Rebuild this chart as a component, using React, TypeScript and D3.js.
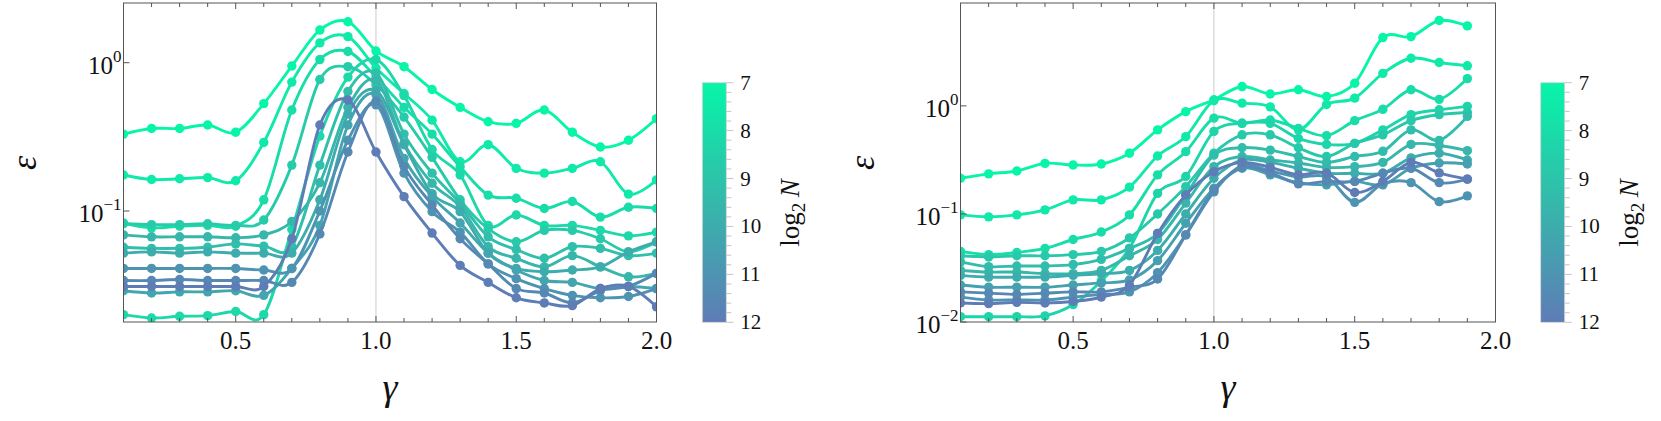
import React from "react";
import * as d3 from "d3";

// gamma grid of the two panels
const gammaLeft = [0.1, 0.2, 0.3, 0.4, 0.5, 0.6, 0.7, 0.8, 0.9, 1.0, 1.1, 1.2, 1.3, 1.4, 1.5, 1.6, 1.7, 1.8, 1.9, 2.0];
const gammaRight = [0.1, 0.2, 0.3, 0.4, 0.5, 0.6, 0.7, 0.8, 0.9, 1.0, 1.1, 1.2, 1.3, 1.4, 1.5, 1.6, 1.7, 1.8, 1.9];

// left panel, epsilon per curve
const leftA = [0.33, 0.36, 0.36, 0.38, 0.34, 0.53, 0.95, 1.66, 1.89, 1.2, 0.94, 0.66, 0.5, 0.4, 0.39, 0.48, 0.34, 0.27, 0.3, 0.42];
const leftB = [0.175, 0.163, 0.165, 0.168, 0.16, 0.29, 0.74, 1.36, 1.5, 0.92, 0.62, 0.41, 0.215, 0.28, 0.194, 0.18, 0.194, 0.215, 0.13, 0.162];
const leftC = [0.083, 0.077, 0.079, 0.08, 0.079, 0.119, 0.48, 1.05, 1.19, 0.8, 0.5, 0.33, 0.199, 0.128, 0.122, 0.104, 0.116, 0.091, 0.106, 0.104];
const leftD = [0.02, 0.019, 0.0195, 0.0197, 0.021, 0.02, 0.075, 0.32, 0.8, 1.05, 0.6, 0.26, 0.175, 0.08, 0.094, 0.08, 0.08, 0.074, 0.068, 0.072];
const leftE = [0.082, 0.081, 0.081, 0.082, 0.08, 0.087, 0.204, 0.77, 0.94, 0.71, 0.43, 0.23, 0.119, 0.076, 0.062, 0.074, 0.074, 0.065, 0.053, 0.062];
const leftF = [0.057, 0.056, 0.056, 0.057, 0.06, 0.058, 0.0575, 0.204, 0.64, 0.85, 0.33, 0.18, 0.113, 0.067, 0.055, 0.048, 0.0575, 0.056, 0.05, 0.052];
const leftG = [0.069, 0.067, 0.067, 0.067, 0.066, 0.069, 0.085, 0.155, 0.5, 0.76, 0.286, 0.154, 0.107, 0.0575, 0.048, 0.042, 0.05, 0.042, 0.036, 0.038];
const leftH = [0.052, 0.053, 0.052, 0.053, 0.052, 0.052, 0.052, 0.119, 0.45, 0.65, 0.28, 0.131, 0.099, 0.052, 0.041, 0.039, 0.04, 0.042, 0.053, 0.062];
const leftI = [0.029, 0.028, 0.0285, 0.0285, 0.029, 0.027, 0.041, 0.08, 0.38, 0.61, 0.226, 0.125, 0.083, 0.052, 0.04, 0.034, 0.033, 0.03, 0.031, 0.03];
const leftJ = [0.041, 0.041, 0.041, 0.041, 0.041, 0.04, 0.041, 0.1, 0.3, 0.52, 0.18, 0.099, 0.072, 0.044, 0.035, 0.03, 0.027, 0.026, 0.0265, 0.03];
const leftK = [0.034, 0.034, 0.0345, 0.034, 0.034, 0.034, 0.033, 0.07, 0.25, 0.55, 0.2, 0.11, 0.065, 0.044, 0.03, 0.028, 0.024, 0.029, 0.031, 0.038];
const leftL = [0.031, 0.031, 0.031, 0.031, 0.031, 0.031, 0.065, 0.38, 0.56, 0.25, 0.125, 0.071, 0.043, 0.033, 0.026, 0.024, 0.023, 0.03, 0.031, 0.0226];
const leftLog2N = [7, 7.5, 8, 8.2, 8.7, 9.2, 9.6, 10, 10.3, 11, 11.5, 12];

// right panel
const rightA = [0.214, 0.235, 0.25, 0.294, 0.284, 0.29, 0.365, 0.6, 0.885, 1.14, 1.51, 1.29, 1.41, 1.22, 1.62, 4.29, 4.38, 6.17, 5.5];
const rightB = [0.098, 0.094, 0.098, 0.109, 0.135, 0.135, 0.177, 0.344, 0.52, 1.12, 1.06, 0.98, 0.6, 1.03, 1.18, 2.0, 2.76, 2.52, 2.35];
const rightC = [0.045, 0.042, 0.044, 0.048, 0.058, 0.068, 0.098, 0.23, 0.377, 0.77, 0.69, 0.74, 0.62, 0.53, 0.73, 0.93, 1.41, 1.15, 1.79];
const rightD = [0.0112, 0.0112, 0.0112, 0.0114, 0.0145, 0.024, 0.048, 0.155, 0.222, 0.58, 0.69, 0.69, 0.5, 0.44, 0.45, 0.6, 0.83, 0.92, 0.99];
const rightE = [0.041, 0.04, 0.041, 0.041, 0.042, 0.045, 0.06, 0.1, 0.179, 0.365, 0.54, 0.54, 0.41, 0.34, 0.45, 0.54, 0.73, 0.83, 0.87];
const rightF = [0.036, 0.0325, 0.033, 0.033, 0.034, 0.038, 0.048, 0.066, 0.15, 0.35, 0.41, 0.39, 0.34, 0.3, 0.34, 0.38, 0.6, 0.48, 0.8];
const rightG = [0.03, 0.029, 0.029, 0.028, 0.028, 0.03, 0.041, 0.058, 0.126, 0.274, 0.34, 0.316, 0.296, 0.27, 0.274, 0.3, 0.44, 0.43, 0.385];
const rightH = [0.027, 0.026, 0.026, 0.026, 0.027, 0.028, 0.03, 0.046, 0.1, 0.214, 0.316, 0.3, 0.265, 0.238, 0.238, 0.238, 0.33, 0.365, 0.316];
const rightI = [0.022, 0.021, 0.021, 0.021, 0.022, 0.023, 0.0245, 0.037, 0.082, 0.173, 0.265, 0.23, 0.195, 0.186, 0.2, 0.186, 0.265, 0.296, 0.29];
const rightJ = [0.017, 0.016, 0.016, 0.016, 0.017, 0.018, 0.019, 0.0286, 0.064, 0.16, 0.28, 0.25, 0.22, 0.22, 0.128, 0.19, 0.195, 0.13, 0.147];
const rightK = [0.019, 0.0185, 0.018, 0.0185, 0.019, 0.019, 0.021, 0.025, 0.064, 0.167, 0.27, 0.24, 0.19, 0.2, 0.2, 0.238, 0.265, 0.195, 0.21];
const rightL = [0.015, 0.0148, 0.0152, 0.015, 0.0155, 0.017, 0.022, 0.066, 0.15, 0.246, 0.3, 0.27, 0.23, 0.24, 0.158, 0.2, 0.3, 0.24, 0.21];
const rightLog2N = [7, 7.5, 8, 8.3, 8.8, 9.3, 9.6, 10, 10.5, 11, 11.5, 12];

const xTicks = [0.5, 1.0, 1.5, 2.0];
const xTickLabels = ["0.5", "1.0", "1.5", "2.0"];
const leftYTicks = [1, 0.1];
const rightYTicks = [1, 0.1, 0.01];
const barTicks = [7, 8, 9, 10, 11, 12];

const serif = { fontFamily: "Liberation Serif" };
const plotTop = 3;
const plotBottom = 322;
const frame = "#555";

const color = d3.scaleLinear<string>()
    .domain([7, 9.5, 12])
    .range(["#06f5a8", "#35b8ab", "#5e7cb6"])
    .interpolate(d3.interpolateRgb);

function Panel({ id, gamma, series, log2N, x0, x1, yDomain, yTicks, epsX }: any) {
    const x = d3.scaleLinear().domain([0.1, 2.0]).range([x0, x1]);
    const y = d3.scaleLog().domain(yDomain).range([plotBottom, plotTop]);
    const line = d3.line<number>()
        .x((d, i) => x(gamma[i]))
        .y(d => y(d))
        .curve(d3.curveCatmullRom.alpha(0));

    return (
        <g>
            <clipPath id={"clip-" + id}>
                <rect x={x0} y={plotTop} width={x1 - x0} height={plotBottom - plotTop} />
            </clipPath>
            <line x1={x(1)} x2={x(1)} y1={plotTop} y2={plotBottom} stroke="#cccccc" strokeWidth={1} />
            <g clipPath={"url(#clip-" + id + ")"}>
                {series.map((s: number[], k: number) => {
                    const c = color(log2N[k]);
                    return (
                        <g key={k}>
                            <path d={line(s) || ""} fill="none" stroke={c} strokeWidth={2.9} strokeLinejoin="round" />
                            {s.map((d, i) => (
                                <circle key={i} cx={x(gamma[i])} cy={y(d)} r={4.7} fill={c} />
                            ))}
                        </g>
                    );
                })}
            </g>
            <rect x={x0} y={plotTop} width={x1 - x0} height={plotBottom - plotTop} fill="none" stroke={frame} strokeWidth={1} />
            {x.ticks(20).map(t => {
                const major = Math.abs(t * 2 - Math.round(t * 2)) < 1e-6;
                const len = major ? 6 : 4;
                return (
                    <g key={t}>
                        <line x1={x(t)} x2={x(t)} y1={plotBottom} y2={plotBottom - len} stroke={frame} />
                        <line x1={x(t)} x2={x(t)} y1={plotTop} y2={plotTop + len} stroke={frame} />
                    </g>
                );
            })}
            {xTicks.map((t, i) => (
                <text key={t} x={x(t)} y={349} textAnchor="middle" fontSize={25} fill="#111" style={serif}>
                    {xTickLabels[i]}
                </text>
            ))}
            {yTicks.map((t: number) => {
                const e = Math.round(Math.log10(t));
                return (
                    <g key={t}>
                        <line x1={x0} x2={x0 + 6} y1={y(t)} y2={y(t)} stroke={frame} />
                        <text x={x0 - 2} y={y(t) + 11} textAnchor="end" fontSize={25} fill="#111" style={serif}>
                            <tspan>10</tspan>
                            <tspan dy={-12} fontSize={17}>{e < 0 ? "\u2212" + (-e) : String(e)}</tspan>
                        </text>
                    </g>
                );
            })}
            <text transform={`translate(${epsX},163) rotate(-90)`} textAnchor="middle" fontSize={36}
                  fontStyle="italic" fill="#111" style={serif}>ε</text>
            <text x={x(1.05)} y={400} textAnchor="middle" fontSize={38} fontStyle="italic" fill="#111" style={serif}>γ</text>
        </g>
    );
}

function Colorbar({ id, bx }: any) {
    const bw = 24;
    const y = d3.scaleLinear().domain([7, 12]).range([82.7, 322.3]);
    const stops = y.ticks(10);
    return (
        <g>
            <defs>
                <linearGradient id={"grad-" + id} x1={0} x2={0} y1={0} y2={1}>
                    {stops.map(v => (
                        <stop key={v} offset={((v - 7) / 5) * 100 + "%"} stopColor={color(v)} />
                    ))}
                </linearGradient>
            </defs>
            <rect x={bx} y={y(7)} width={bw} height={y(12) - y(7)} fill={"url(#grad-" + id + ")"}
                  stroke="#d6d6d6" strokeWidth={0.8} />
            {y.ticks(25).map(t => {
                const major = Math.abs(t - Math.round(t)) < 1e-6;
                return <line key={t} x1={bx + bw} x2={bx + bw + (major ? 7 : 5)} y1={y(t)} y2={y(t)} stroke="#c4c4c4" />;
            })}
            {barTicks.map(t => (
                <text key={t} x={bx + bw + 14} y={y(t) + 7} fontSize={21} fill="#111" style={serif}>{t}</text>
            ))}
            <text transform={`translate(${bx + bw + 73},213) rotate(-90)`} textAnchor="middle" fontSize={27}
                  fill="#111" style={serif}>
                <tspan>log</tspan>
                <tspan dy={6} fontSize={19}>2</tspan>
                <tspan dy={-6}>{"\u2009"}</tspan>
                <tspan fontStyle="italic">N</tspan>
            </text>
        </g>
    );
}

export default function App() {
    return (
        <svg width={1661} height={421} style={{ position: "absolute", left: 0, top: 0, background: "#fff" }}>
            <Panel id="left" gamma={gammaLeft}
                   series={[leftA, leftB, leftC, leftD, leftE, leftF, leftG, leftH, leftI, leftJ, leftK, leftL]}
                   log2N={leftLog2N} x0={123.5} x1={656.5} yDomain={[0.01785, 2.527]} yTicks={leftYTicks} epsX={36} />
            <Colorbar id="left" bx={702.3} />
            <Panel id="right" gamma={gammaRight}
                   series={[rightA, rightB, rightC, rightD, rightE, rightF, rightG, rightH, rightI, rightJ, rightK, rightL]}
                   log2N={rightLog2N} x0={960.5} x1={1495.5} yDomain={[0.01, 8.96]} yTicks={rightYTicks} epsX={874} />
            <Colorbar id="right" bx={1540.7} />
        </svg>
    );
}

========================

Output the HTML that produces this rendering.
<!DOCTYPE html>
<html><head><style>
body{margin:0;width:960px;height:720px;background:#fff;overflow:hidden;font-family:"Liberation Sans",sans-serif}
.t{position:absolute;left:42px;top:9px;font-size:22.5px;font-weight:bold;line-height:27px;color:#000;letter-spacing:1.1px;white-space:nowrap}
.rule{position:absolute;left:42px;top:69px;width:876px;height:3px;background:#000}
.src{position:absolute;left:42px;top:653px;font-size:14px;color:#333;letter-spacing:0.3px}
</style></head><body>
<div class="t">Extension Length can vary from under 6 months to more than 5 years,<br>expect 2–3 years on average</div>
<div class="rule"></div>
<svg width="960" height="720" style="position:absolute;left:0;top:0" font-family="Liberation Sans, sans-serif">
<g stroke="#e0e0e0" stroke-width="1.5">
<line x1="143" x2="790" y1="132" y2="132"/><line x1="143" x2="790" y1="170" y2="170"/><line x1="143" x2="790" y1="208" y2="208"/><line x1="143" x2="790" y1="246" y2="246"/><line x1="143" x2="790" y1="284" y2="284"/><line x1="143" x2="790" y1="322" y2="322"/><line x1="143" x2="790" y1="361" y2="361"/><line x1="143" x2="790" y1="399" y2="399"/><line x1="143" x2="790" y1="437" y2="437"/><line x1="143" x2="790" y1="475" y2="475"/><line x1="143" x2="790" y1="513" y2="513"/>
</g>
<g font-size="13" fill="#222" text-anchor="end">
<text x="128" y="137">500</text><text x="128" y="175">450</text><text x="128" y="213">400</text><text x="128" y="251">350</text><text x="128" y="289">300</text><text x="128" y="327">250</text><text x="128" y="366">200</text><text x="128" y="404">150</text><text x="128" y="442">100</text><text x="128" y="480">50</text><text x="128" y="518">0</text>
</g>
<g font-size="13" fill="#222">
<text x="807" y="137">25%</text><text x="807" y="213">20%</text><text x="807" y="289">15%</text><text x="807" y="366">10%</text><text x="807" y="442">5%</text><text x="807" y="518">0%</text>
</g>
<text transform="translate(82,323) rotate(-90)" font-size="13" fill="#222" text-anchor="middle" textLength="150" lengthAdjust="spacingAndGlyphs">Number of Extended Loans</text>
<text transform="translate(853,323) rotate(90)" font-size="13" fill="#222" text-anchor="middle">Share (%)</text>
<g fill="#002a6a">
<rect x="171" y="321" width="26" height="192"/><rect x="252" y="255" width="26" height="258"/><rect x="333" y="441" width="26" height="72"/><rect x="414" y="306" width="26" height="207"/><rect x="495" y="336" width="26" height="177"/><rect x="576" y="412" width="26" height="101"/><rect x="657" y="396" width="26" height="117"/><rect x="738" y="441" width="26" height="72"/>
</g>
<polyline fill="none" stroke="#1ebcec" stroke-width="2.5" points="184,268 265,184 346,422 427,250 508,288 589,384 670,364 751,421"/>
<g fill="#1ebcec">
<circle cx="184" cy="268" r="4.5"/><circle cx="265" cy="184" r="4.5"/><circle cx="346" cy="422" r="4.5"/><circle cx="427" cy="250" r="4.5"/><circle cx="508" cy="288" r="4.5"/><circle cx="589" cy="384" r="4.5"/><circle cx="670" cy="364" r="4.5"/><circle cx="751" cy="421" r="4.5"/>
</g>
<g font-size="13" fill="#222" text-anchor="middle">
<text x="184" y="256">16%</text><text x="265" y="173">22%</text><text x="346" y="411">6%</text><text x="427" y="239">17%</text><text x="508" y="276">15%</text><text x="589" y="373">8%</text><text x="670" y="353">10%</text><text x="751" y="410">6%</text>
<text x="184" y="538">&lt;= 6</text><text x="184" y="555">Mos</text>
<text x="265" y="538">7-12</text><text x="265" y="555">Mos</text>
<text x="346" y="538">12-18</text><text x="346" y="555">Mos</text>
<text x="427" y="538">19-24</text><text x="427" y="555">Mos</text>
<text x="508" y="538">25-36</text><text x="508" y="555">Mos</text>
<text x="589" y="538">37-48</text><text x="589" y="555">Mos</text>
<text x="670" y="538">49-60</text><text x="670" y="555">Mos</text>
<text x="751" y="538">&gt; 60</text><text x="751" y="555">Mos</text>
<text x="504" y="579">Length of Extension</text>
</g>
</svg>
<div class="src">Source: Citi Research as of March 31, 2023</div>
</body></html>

========================

Prompt: Skip all pictures. Output only the lines from the one containing "Rebuild this chart" to the one containing "import * as", both lines included.

Correct answer:
Rebuild this chart as a component, using React, TypeScript and D3.js.
import React from "react";
import * as d3 from "d3";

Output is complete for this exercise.